Working data:
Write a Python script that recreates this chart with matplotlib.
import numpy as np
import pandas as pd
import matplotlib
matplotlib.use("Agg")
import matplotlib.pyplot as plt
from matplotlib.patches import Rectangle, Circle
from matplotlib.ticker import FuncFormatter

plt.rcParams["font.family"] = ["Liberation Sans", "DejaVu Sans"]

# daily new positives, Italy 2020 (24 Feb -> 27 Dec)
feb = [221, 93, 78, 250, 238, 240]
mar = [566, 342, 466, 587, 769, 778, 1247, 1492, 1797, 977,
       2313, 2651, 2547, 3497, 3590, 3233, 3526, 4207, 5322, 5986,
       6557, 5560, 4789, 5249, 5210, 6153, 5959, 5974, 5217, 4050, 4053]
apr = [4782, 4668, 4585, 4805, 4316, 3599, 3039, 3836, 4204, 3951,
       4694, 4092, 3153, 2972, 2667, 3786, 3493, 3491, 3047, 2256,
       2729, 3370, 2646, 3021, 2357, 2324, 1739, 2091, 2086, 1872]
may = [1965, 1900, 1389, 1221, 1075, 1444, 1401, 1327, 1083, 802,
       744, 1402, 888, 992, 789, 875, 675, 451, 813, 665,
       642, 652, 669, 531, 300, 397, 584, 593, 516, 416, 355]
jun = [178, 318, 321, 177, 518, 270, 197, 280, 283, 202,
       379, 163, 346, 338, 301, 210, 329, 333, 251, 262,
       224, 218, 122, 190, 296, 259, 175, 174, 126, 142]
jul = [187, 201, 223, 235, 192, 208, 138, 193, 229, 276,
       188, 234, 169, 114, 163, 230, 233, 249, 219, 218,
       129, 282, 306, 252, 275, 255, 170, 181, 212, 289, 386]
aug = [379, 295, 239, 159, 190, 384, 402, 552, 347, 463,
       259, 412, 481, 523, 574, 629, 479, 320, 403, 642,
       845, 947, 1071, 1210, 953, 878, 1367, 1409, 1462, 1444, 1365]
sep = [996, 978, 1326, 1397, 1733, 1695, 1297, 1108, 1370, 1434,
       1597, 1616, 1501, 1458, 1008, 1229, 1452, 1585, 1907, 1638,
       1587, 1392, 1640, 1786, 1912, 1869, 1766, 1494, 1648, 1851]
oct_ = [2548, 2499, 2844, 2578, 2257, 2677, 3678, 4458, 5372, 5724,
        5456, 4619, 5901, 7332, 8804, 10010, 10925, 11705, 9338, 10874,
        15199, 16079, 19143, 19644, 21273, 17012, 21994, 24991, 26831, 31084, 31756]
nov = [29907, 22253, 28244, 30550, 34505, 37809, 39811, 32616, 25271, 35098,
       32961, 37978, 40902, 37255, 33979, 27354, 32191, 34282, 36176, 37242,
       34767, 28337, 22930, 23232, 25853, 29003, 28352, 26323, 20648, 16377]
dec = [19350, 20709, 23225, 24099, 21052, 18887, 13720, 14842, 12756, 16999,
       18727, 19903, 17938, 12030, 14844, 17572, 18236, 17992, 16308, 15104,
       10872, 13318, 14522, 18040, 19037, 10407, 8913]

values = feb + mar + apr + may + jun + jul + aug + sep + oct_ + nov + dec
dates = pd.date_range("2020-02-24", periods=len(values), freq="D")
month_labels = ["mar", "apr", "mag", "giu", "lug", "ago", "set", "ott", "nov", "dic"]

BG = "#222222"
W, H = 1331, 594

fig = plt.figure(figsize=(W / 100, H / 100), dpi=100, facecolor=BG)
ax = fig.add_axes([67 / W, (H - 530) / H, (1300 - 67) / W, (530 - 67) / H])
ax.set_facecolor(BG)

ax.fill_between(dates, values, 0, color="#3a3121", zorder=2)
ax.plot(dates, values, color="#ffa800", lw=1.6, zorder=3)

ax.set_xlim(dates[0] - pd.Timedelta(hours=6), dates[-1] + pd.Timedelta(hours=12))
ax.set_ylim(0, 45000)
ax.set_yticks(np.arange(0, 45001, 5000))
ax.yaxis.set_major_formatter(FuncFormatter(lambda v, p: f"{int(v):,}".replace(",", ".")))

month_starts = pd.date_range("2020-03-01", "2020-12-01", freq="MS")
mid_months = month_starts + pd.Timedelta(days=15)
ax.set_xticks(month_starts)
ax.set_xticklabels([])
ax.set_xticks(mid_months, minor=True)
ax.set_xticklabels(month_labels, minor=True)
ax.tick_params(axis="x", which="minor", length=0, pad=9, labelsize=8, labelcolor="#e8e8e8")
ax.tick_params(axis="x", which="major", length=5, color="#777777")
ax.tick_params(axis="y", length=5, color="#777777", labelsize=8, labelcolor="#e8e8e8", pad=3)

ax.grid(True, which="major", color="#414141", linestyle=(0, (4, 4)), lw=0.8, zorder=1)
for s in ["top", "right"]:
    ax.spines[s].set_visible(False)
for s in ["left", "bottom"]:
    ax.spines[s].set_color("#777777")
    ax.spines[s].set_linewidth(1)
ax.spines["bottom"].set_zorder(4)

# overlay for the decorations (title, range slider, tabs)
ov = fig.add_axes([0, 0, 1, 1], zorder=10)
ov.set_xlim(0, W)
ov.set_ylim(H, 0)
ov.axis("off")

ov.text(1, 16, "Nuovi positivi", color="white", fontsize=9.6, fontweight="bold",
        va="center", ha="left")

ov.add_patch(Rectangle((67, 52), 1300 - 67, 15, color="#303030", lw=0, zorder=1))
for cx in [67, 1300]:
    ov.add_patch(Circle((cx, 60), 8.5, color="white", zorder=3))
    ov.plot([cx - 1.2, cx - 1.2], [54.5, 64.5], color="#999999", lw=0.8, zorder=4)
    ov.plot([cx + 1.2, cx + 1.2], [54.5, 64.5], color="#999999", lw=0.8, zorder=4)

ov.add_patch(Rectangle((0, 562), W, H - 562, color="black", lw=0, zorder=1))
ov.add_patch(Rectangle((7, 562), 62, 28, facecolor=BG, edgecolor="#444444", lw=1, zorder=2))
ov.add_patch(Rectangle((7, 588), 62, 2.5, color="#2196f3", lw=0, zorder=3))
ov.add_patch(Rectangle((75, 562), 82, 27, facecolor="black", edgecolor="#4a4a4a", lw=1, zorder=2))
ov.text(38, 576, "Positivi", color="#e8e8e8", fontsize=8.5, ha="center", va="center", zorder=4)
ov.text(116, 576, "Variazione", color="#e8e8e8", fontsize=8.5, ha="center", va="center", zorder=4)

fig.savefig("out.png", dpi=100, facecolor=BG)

==

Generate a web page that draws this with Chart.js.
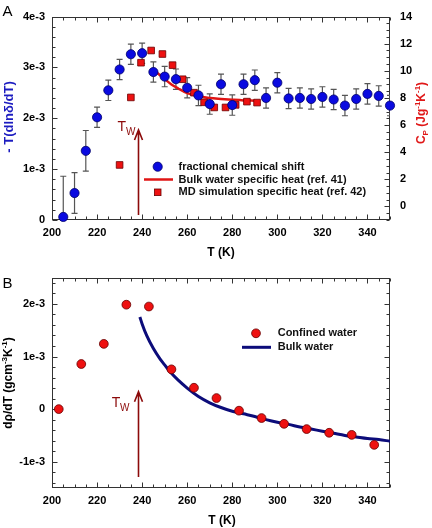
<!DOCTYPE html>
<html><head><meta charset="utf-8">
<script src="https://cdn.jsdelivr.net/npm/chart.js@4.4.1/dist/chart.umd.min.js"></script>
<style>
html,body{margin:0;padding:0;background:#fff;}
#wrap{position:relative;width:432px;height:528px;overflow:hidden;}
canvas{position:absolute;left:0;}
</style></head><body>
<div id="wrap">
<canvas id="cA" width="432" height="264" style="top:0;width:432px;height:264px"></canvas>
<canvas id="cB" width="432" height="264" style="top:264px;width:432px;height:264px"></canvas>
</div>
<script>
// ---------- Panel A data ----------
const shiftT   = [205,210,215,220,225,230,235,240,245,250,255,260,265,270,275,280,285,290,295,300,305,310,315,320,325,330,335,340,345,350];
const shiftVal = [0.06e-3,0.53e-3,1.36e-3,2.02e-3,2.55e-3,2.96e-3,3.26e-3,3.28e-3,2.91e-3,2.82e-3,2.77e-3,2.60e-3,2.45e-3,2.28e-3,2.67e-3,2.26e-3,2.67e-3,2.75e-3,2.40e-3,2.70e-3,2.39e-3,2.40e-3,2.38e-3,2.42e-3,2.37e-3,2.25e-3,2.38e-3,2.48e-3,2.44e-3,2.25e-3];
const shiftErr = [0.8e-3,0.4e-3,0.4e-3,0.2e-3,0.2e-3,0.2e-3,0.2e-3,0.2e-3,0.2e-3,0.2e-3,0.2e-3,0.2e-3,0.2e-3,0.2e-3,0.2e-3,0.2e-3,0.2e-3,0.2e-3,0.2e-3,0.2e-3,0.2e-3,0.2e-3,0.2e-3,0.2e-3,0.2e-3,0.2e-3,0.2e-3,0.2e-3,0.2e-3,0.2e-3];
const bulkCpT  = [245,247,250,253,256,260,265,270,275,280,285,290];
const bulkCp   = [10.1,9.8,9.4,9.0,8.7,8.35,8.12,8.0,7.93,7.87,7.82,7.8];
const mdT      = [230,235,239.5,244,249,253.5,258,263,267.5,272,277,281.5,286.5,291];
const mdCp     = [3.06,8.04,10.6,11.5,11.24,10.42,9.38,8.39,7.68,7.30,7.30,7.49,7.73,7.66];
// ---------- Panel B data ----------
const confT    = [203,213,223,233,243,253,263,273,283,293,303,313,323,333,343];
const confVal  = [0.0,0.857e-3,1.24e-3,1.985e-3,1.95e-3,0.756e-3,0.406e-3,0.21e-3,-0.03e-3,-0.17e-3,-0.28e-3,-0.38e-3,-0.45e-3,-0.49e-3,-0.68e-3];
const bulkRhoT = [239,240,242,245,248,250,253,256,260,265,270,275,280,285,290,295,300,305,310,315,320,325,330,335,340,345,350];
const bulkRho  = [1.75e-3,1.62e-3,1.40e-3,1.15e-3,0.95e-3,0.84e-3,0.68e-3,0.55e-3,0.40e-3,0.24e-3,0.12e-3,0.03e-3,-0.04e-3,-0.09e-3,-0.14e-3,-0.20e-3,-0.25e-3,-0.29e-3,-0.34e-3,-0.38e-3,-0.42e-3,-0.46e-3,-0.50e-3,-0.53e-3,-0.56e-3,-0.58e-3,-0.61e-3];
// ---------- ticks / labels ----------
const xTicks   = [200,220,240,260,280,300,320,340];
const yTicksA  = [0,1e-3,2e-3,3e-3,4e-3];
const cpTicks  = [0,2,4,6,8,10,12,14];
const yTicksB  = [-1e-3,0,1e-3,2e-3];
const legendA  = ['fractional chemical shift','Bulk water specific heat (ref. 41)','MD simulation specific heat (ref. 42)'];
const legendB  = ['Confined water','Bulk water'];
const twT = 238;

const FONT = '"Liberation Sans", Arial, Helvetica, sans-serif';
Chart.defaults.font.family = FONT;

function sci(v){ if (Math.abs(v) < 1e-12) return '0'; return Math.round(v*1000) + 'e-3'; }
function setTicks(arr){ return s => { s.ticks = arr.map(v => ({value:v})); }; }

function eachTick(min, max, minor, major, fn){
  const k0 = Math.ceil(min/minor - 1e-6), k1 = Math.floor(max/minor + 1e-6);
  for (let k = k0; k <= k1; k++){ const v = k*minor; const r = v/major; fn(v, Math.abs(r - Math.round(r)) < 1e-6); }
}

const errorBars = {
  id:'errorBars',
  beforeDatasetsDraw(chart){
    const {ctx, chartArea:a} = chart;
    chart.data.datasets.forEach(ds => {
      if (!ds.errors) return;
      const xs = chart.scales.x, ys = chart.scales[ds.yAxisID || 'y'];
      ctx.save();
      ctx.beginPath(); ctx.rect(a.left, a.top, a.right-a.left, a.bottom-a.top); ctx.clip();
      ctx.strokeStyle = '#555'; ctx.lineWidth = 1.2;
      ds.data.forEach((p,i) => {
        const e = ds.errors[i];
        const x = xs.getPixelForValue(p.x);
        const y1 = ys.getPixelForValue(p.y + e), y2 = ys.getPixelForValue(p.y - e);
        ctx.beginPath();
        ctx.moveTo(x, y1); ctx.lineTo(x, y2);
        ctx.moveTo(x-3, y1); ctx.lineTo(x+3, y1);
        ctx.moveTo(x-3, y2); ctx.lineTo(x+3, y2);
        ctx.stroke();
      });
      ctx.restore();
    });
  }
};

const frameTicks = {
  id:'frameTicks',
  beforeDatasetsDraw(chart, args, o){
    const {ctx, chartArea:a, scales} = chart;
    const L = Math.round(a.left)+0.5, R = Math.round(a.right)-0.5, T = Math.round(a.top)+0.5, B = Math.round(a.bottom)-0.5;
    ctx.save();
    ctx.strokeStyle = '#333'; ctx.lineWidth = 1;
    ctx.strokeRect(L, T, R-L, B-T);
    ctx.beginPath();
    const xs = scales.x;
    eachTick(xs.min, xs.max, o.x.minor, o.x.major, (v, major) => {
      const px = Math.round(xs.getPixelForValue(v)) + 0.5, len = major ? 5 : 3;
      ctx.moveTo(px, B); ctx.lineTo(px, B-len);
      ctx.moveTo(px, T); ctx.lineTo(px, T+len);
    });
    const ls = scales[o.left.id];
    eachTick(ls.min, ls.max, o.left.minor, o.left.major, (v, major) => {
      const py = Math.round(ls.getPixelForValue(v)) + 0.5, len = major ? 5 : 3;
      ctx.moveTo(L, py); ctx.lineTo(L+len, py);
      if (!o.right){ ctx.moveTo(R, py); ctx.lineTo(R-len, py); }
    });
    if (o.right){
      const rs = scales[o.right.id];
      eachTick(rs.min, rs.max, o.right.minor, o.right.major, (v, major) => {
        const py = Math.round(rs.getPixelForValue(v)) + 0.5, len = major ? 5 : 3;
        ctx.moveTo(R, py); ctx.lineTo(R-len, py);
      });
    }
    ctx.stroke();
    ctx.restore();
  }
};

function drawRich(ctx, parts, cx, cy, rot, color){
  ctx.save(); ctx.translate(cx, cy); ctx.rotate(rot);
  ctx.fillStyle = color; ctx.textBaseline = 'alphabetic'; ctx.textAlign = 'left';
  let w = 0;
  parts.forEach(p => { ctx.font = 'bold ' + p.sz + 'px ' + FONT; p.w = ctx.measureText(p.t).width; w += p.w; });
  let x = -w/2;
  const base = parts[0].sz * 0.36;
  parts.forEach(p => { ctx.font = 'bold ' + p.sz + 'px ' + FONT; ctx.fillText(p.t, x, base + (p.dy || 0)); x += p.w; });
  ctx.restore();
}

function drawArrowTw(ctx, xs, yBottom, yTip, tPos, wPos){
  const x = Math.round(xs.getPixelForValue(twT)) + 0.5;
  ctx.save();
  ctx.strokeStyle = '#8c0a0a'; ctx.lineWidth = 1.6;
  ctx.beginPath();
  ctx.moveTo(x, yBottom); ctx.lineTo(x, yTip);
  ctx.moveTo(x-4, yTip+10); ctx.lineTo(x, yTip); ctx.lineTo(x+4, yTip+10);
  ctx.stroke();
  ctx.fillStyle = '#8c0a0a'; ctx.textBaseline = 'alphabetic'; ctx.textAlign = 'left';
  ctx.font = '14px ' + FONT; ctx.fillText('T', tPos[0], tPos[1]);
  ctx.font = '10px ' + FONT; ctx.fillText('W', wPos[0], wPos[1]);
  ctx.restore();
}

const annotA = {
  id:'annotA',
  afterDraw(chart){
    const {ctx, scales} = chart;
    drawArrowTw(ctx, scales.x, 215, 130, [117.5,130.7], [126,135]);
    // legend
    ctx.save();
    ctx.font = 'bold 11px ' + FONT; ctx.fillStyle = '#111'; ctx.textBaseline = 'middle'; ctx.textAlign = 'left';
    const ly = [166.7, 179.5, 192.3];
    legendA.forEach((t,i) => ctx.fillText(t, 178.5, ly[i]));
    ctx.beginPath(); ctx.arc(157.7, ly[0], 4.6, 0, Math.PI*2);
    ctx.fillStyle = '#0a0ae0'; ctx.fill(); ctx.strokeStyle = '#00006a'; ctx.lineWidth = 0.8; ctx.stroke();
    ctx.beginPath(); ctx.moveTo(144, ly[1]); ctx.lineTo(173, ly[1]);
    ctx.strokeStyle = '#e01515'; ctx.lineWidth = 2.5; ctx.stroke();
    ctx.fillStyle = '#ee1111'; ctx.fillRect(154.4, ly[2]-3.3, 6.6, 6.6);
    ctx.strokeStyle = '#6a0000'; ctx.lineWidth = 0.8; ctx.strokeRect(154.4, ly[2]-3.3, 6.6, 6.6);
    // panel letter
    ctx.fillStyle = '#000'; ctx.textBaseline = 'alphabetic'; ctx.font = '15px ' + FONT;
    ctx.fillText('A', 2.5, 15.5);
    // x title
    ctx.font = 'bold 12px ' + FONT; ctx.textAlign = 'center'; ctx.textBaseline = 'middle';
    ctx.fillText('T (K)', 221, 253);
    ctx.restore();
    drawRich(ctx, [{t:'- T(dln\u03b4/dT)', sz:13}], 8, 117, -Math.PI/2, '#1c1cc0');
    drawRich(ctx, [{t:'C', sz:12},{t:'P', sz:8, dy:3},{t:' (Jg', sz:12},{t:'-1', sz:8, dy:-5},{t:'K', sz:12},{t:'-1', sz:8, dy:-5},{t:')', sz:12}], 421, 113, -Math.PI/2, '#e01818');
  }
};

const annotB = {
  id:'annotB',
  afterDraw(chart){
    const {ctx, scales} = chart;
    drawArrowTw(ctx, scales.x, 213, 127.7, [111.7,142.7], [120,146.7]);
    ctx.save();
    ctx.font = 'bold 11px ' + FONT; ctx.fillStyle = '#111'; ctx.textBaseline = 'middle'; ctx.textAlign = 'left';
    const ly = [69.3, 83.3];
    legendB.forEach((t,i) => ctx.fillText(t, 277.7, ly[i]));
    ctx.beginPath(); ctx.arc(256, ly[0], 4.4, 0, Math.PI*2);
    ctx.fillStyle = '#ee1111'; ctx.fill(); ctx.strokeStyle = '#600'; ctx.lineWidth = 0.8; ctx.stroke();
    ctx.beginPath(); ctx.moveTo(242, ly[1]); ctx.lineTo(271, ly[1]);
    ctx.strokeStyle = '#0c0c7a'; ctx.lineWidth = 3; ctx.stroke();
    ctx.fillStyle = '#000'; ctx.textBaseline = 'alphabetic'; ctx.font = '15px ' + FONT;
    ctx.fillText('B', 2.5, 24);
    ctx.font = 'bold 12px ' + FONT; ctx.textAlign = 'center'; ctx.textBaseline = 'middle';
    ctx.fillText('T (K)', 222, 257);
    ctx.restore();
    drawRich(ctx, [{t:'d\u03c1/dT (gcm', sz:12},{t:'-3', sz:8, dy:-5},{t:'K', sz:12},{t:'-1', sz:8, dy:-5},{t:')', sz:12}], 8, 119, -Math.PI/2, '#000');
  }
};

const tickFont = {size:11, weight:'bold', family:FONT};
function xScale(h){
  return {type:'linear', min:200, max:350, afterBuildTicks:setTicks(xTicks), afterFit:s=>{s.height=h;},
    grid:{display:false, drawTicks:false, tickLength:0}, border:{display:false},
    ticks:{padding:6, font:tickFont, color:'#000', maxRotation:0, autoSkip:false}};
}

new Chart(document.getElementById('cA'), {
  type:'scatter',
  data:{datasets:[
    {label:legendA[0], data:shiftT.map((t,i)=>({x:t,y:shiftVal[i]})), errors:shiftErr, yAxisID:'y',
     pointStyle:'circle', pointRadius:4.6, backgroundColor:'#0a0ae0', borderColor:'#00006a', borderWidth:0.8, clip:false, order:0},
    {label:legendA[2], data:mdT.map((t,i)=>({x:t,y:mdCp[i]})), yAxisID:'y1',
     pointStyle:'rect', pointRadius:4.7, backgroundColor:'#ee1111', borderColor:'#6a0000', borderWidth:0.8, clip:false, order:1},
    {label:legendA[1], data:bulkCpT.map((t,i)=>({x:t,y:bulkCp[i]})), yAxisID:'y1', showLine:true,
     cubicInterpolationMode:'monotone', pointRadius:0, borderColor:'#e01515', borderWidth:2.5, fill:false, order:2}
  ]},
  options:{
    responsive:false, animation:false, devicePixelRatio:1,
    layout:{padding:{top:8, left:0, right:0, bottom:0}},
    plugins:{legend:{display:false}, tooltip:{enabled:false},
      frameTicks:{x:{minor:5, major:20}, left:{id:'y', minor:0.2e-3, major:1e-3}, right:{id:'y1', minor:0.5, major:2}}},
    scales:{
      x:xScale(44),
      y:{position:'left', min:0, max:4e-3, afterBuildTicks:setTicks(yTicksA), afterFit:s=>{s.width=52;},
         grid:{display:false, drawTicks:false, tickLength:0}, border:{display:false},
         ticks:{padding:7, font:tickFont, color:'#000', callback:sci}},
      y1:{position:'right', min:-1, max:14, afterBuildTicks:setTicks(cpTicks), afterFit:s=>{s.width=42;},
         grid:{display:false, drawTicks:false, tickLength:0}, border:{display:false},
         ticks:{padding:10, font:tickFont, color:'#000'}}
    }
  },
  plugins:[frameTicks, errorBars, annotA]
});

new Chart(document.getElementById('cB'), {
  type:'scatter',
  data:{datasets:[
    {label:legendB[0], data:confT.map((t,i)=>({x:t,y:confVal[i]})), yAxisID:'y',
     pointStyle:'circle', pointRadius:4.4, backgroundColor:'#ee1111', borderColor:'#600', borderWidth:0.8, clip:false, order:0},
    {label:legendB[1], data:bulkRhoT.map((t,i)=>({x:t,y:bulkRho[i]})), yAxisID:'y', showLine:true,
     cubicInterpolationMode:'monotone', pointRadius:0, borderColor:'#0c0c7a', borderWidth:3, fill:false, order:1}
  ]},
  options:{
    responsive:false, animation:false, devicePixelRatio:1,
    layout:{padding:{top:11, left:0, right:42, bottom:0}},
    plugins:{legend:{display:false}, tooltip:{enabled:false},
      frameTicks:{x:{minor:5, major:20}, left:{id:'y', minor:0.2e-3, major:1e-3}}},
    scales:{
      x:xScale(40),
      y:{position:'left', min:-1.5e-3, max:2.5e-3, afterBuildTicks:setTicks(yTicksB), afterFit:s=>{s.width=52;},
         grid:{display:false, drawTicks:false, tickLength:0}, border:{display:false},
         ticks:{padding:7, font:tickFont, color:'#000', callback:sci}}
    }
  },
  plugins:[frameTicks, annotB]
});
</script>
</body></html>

--

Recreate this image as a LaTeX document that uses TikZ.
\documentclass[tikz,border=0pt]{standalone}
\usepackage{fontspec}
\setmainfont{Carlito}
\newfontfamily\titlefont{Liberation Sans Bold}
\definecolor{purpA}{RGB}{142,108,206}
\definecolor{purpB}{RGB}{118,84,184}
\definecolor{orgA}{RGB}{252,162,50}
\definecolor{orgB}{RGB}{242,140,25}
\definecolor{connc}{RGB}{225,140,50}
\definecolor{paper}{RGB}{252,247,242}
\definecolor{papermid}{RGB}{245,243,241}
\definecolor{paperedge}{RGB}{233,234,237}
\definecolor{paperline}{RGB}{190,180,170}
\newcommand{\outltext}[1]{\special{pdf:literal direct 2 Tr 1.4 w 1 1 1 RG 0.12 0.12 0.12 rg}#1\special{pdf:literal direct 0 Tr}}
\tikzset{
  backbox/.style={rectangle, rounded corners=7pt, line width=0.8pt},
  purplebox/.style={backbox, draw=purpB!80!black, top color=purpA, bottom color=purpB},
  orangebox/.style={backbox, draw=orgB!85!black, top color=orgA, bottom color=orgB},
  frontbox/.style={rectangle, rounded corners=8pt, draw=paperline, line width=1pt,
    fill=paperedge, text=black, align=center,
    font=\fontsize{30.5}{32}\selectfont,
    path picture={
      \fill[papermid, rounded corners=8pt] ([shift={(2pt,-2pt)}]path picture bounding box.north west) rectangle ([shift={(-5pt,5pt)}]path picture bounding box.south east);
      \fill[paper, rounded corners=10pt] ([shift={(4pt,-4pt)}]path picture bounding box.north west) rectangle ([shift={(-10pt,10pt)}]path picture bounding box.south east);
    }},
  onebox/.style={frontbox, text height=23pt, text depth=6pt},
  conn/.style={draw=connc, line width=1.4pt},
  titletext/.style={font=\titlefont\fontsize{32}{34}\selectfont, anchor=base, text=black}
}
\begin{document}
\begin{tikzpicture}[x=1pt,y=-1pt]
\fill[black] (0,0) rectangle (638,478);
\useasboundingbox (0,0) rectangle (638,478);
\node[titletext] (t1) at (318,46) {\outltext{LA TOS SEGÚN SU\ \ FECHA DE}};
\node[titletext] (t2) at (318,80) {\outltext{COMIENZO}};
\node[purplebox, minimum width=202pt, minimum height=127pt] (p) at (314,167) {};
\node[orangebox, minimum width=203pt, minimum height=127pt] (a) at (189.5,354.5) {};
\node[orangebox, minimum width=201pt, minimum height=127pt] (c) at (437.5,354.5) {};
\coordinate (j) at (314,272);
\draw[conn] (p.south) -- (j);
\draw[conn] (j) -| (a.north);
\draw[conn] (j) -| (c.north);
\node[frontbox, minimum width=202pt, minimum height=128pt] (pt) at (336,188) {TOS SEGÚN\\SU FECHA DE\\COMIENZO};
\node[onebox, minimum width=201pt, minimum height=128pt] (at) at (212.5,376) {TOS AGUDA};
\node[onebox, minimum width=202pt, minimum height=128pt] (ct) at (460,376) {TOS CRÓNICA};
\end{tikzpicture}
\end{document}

What needs to be done:
Of the lines in the records, determine how many contain the word "with", and report that number alone.

The completed task:
2